Define fields using regular expressions:

TemplateField priceField = new TemplateField(
        new TemplateRegexPosition("\\\\$\\\\d+(.\\\\d+)?"), // Matches price values like $123 or $123.45
        "Price");

TemplateField emailField = new TemplateField(
        new TemplateRegexPosition("[a-z]+\\\\@[a-z]+.[a-z]+"), // Matches simple email patterns like example@domain.com
        "Email");

Create a Document Template

Overview: With your fields defined, the next step is to create a document template for parsing.

Step 3: Import Template Class

import com.groupdocs.parser.templates.Template;
import java.util.Arrays;

Step 4: Construct the Template

Create a template with the defined fields:

Template template = new Template(Arrays.asList(new TemplateItem[]{priceField, emailField}));

Parse Document Using Template

Overview: Parsing documents involves using the created template to extract data from your PDFs.
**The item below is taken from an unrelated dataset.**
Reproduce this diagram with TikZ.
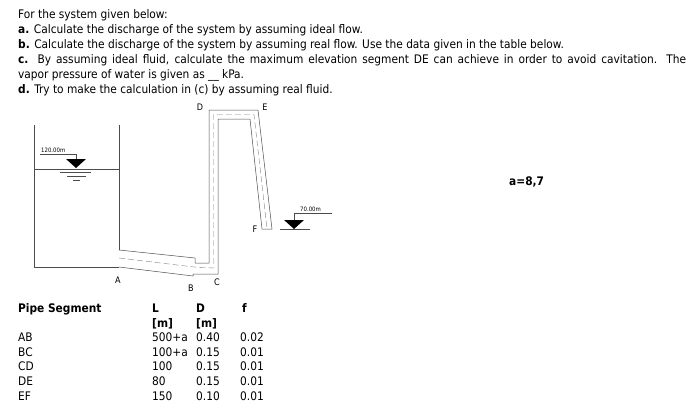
\documentclass[tikz,border=0pt]{standalone}
\usepackage{fontspec}
\setmainfont{DejaVu Sans Condensed}
\begin{document}
\begin{tikzpicture}[x=1pt,y=-1pt,
  txt/.style={anchor=base west,inner sep=0pt,font=\fontsize{11.8}{14.5}\selectfont},
  lab/.style={inner sep=0pt,font=\fontsize{9}{10}\selectfont},
  small/.style={anchor=base west,inner sep=0pt,font=\fontsize{6}{6}\selectfont},
  pipe/.style={draw=black!70,line width=0.5pt},
  axis/.style={draw=black!50,dashed,dash pattern=on 6pt off 3pt,line width=0.4pt}]
\useasboundingbox (0,0) rectangle (700,409);
\node[txt] (t0) at (18,19) {For the system given below:};
\node[txt] (t1) at (18,34) {\textbf{a.} Calculate the discharge of the system by assuming ideal flow.};
\node[txt] (t2) at (18,49) {\textbf{b.} Calculate the discharge of the system by assuming real flow. Use the data given in the table below.};
\node[txt] (t3) at (18,64) {\makebox[668pt][s]{\textbf{c.} By assuming ideal fluid, calculate the maximum elevation segment DE can achieve in order to avoid cavitation. The}};
\node[txt] (t3b) at (18,79) {vapor pressure of water is given as \_\_ kPa.};
\node[txt] (t4) at (18,94) {\textbf{d.} Try to make the calculation in (c) by assuming real fluid.};
% tank
\draw[pipe] (34,125) -- (34,267) -- (119,267);
\draw[pipe] (119,125) -- (119,250);
\draw[pipe] (34,169) -- (119,169);
\draw[pipe] (60,172) -- (91,172) (67,176) -- (86,176) (73,180) -- (80,180);
\fill (66,159) -- (86,159) -- (76,168) -- cycle;
\draw[pipe] (40,154) -- (76,154) -- (76,159);
\node[small] (h1) at (41,152) {120.00m};
% pipe
\draw[pipe] (119,250) -- (195,258) -- (195,263) -- (209,263) -- (209,110) -- (258,110) -- (272,229) -- (262,229) -- (250,119) -- (218,119) -- (218,274) -- (193,274) -- (193,276) -- (119,267);
\draw[axis] (119,258) -- (194,267) -- (213.5,268) -- (213.5,114.5) -- (254,114.5) -- (267,229);
% outlet
\fill (284,220) -- (304,220) -- (294,229) -- cycle;
\draw[pipe] (280,229) -- (310,229);
\draw[pipe] (294,220) -- (294,213) -- (332,213);
\node[small] (h2) at (300,211) {70.00m};
\node[lab] (A) at (118,280) {A};
\node[lab] (B) at (191,288) {B};
\node[lab] (C) at (217,282) {C};
\node[lab] (D) at (200,107) {D};
\node[lab] (E) at (265,107) {E};
\node[lab] (F) at (255,229) {F};
\node[txt,font=\fontsize{11.8}{14}\selectfont\bfseries] (a) at (509,185) {a=8,7};
% table
\begin{scope}[every node/.style={txt}]
\node (h0) at (18,312) {\textbf{Pipe Segment}};
\node (hL) at (152,312) {\textbf{L}};
\node (hD) at (196,312) {\textbf{D}};
\node (hf) at (242,312) {\textbf{f}};
\node (u1) at (152,327) {\textbf{[m]}};
\node (u2) at (196,327) {\textbf{[m]}};
\foreach \s/\l/\d/\f [count=\i] in {AB/500+a/0.40/0.02,BC/100+a/0.15/0.01,CD/100/0.15/0.01,DE/80/0.15/0.01,EF/150/0.10/0.01}{
  \node (s\i) at (18,327+14.6*\i) {\s};
  \node (l\i) at (152,327+14.6*\i) {\l};
  \node (d\i) at (196,327+14.6*\i) {\d};
  \node (f\i) at (240,327+14.6*\i) {\f};
}
\end{scope}
\end{tikzpicture}
\end{document}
Step 5: Import Parser Classes

import com.groupdocs.parser.Parser;
import com.groupdocs.parser.data.DocumentData;
import com.groupdocs.parser.exceptions.UnsupportedDocumentFormatException;

Step 6: Initialize and Parse Document

Load and parse the document using the defined template:

try (Parser parser = new Parser("YOUR_DOCUMENT_DIRECTORY/SampleInvoicePdf")) {
    if (!parser.getFeatures().isText()) {
        throw new UnsupportedDocumentFormatException("Document format isn't supported");
    }

    DocumentData data = parser.parseByTemplate(template); // Parse the document by the template

Extract and Process Field Data

Overview: Once parsing is complete, you can extract and process field data from the parsed document.

Step 7: Extract Data

Iterate through fields to retrieve specific information:

try {
    for (FieldData field : data.getFieldsByName("Price")) {
        PageTextArea area = field.getPageArea() instanceof PageTextArea
                ? (PageTextArea) field.getPageArea()
                : null;
        // Process price field data here, e.g., store or analyze the text value
    }

    for (FieldData field : data.getFieldsByName("Email")) {
        PageTextArea area = field.getPageArea() instanceof PageTextArea
                ? (PageTextArea) field.getPageArea()
                : null;
        // Process email field data here, e.g., store or analyze the text value
    }
} catch (Exception e) {
    e.printStackTrace();
}

Practical Applications

  1. Automating Invoice Processing: Extract critical information like amounts and supplier emails from invoices.
  2. Contract Management: Pull specific clauses or sections based on defined templates for easier review.
  3. Report Generation: Automate the extraction of data points from standardized reports to populate databases.
  4. Customer Data Extraction: Retrieve contact details from forms submitted by customers in PDF format.

Performance Considerations

To optimize performance when using GroupDocs.Parser, consider these tips:

  • Batch Processing: Parse multiple documents simultaneously if your use case allows for it.
  • Memory Management: Ensure efficient resource management to prevent memory leaks or excessive usage.
  • Optimized Regex Patterns: Use well-defined regex patterns to minimize parsing time.

Conclusion

Congratulations! You’ve mastered setting up and implementing GroupDocs.Parser for Java, defining template fields using regular expressions, creating templates, parsing documents, and extracting valuable data. By integrating these steps into your workflow, you can significantly enhance the efficiency of your document processing tasks. As a next step, explore further features provided by GroupDocs.Parser or integrate this solution with other systems to maximize its potential. Don’t hesitate to try implementing these techniques in your projects!

FAQ Section

  1. What is GroupDocs.Parser? GroupDocs.Parser is a Java library designed for extracting data from various document formats using predefined templates.
  2. Can I use GroupDocs.Parser without a license? Yes, you can use it with a free trial license to evaluate its features.
  3. Is PDF parsing supported in all versions of GroupDocs.Parser? Yes, but ensure your version supports text extraction.